Using the feedback from the forum, Tate will work to bridge gaps between watermen, consumers and everyone in between to promote local, sustainable seafood.
Getting the seafood program right was the most difficult part of getting Woodberry Kitchen up and running, chef Spike Gjerde said. Woodberry Kitchen made a commitment from the start to source its ingredients locally, and while meat and produce were easy, seafood gave him a tough time.
Eight years ago, when the restaurant opened, there was little transparency and no conversation around sustainable seafood. Now, that’s starting to change.
“The industry has shifted so dramatically so quickly,” he said.
“For me the biggest relief and the most gratitude goes to our guests who get it, who don’t press us for things that aren’t on our menu,” Gjerde said. “We have a tremendous opportunity to talk to our gusts to educate our guests when that makes sense, but also to do the right thing.”
John Shields, chef and owner of Gertrude’s, chairs the aquarium’s chef council — representing just one of the segments involved in the seafood supply chain. He said consumers will be willing to pay more for fish they know is sustainably sourced, though it costs more. But without strong storytelling that explains where the seafood comes from and why eating locally is important, that can be a tough sell.
“The bottom line is it’s a business,” Shields said.

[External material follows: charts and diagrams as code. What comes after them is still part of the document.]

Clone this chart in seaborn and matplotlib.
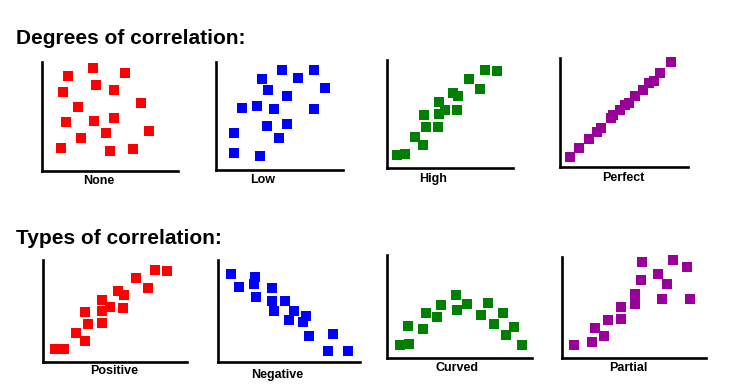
import matplotlib
matplotlib.use("Agg")
import matplotlib.pyplot as plt
import seaborn as sns
import pandas as pd

# ---- data (offsets from each panel's origin) ----
none_x = [51, 83, 26, 54, 21, 72, 36, 99, 24, 52, 72, 107, 64, 39, 19, 68, 91]
none_y = [103, 98, 95, 86, 79, 81, 64, 68, 49, 50, 53, 40, 38, 33, 23, 20, 22]

low_x = [66, 98, 46, 82, 109, 52, 71, 26, 41, 58, 98, 51, 71, 18, 63, 18, 44]
low_y = [100, 100, 91, 92, 82, 80, 74, 62, 64, 61, 61, 44, 46, 37, 32, 17, 14]

high_x = [10, 18, 36, 28, 39, 51, 37, 52, 58, 70, 52, 66, 71, 93, 82, 98, 110]
high_y = [13, 14, 23, 31, 41, 41, 53, 54, 58, 58, 66, 75, 72, 79, 89, 98, 97]

perfect_x = [10, 19, 29, 37, 41, 51, 53, 60, 65, 69, 75, 83, 89, 94, 100, 111]
perfect_y = [10, 19, 28, 35, 39, 49, 52, 57, 62, 64, 71, 77, 84, 86, 94, 105]

positive_x = [12, 21, 42, 33, 45, 59, 42, 59, 67, 80, 59, 75, 81, 105, 93, 112, 124]
positive_y = [13, 13, 21, 29, 38, 39, 50, 51, 55, 54, 62, 71, 67, 74, 84, 92, 91]

negative_x = [13, 37, 36, 21, 54, 38, 54, 67, 56, 76, 71, 88, 85, 91, 115, 110, 130]
negative_y = [88, 85, 78, 75, 74, 65, 61, 61, 51, 51, 42, 46, 40, 26, 28, 11, 11]

curved_x = [13, 22, 21, 36, 39, 50, 54, 69, 70, 80, 94, 101, 107, 116, 127, 119, 135]
curved_y = [13, 14, 32, 29, 45, 41, 53, 63, 48, 54, 43, 55, 34, 45, 31, 23, 13]

partial_x = [12, 30, 42, 33, 46, 59, 59, 73, 73, 100, 128, 79, 105, 96, 80, 111, 125]
partial_y = [13, 16, 22, 30, 38, 39, 51, 54, 64, 59, 59, 78, 74, 84, 96, 98, 91]

labels = ["None", "Low", "High", "Perfect", "Positive", "Negative", "Curved", "Partial"]
colors = ["#ff0000", "#0000ff", "#008000", "#990099",
          "#ff0000", "#0000ff", "#008000", "#990099"]
series = [(none_x, none_y), (low_x, low_y), (high_x, high_y), (perfect_x, perfect_y),
          (positive_x, positive_y), (negative_x, negative_y), (curved_x, curved_y),
          (partial_x, partial_y)]

# ---- layout (pixels, top-left origin): left, top, right, bottom ----
W, H = 744, 391
rects = [(42, 62, 178, 171), (216, 62, 343, 170), (387, 60, 513, 168), (560, 58, 688, 167),
         (43, 260, 187, 362), (218, 260, 360, 362), (387, 255, 532, 358), (562, 257, 706, 358)]
label_pos = [(99, 181), (263, 180), (433, 179), (623, 178),
             (114, 371), (277, 375), (457, 368), (628, 368)]

sns.set_style("white")
plt.rcParams['font.family'] = ['Liberation Sans', 'DejaVu Sans']

fig = plt.figure(figsize=(W / 100, H / 100), dpi=100)
fig.patch.set_facecolor("white")

for (l, t, r, b), (xs, ys), col, lab, (lx, ly) in zip(rects, series, colors, labels, label_pos):
    ax = fig.add_axes([l / W, 1 - b / H, (r - l) / W, (b - t) / H])
    df = pd.DataFrame({"x": xs, "y": ys})
    sns.scatterplot(data=df, x="x", y="y", ax=ax, marker="s", s=48,
                    color=col, linewidth=0, legend=False, clip_on=False)
    ax.set_xlim(0, r - l)
    ax.set_ylim(0, b - t)
    ax.set_xticks([])
    ax.set_yticks([])
    ax.set_xlabel("")
    ax.set_ylabel("")
    for side in ["top", "right"]:
        ax.spines[side].set_visible(False)
    for side in ["left", "bottom"]:
        ax.spines[side].set_color("black")
        ax.spines[side].set_linewidth(1.9)
    ax.patch.set_alpha(0)
    fig.text(lx / W, 1 - ly / H, lab, ha="center", va="center",
             fontsize=9, fontweight="bold", color="black")

fig.text(16 / W, 1 - 39 / H, "Degrees of correlation:", ha="left", va="center",
         fontsize=15, fontweight="bold", color="black")
fig.text(16 / W, 1 - 238 / H, "Types of correlation:", ha="left", va="center",
         fontsize=15, fontweight="bold", color="black")

fig.savefig("out.png", dpi=100, facecolor="white")
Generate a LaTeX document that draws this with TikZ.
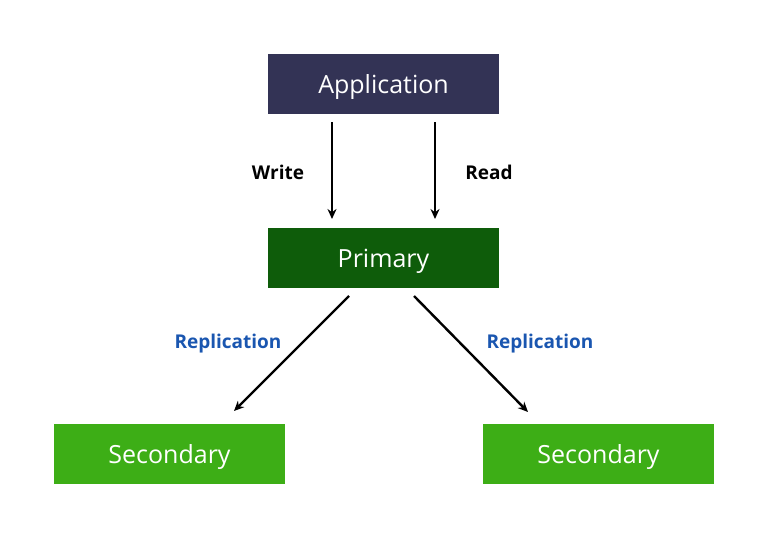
\documentclass[tikz,border=0pt]{standalone}
\usepackage{fontspec}
\setmainfont{Open Sans}
\usetikzlibrary{arrows.meta}
\definecolor{appc}{HTML}{333355}
\definecolor{primc}{HTML}{0E5C0A}
\definecolor{secc}{HTML}{3DAE16}
\definecolor{repc}{HTML}{1A56B0}
\begin{document}
\begin{tikzpicture}[x=1pt,y=-1pt,
  box/.style={minimum width=231pt,minimum height=60pt,inner sep=0pt,text=white,font=\fontsize{25}{28}\selectfont},
  arr/.style={-{Stealth[length=10pt,width=9pt]},line width=2.4pt},
  lbl/.style={font=\bfseries\fontsize{19}{22}\selectfont}]
\useasboundingbox (0,0) rectangle (768,538);
\node[box,fill=appc] (app) at (383.5,84) {};
\node[box,fill=primc] (prim) at (383.5,258) {};
\node[box,fill=secc] (s1) at (169.5,454) {};
\node[box,fill=secc] (s2) at (598.5,454) {};
\node[text=white,font=\fontsize{25}{28}\selectfont] (appt) at (383.5,87) {Application};
\node[text=white,font=\fontsize{25}{28}\selectfont] (primt) at (383.5,261) {Primary};
\node[text=white,font=\fontsize{25}{28}\selectfont] (s1t) at (169.5,457) {Secondary};
\node[text=white,font=\fontsize{25}{28}\selectfont] (s2t) at (598.5,457) {Secondary};
\coordinate (w1) at (332,122); \coordinate (w2) at (332,219);
\coordinate (r1) at (435,122); \coordinate (r2) at (435,219);
\coordinate (l1) at (349,296); \coordinate (l2) at (234,411);
\coordinate (q1) at (414,296); \coordinate (q2) at (528,412);
\draw[arr] (w1) -- (w2);
\draw[arr] (r1) -- (r2);
\draw[arr] (l1) -- (l2);
\draw[arr] (q1) -- (q2);
\node[lbl] (wl) at (278,172) {Write};
\node[lbl] (rl) at (489,172) {Read};
\node[lbl,text=repc] (rp1) at (228,344) {Replication};
\node[lbl,text=repc] (rp2) at (540,344) {Replication};
\end{tikzpicture}
\end{document}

Much of the conversation Monday centered on how wholesalers, retailers and restaurateurs can take the stories on the watermen that supply them and convey them to consumers. Tate said in order to effectively communicate those stories and the importance of eating sustainable seafood, their messages need to get back to the basics.
“We have to unmuddy those waters. We’ve muddied it ourselves to the point where we’ve confused the consumer,” Tate said. “When the consumer gets confused, they choose not to choose.”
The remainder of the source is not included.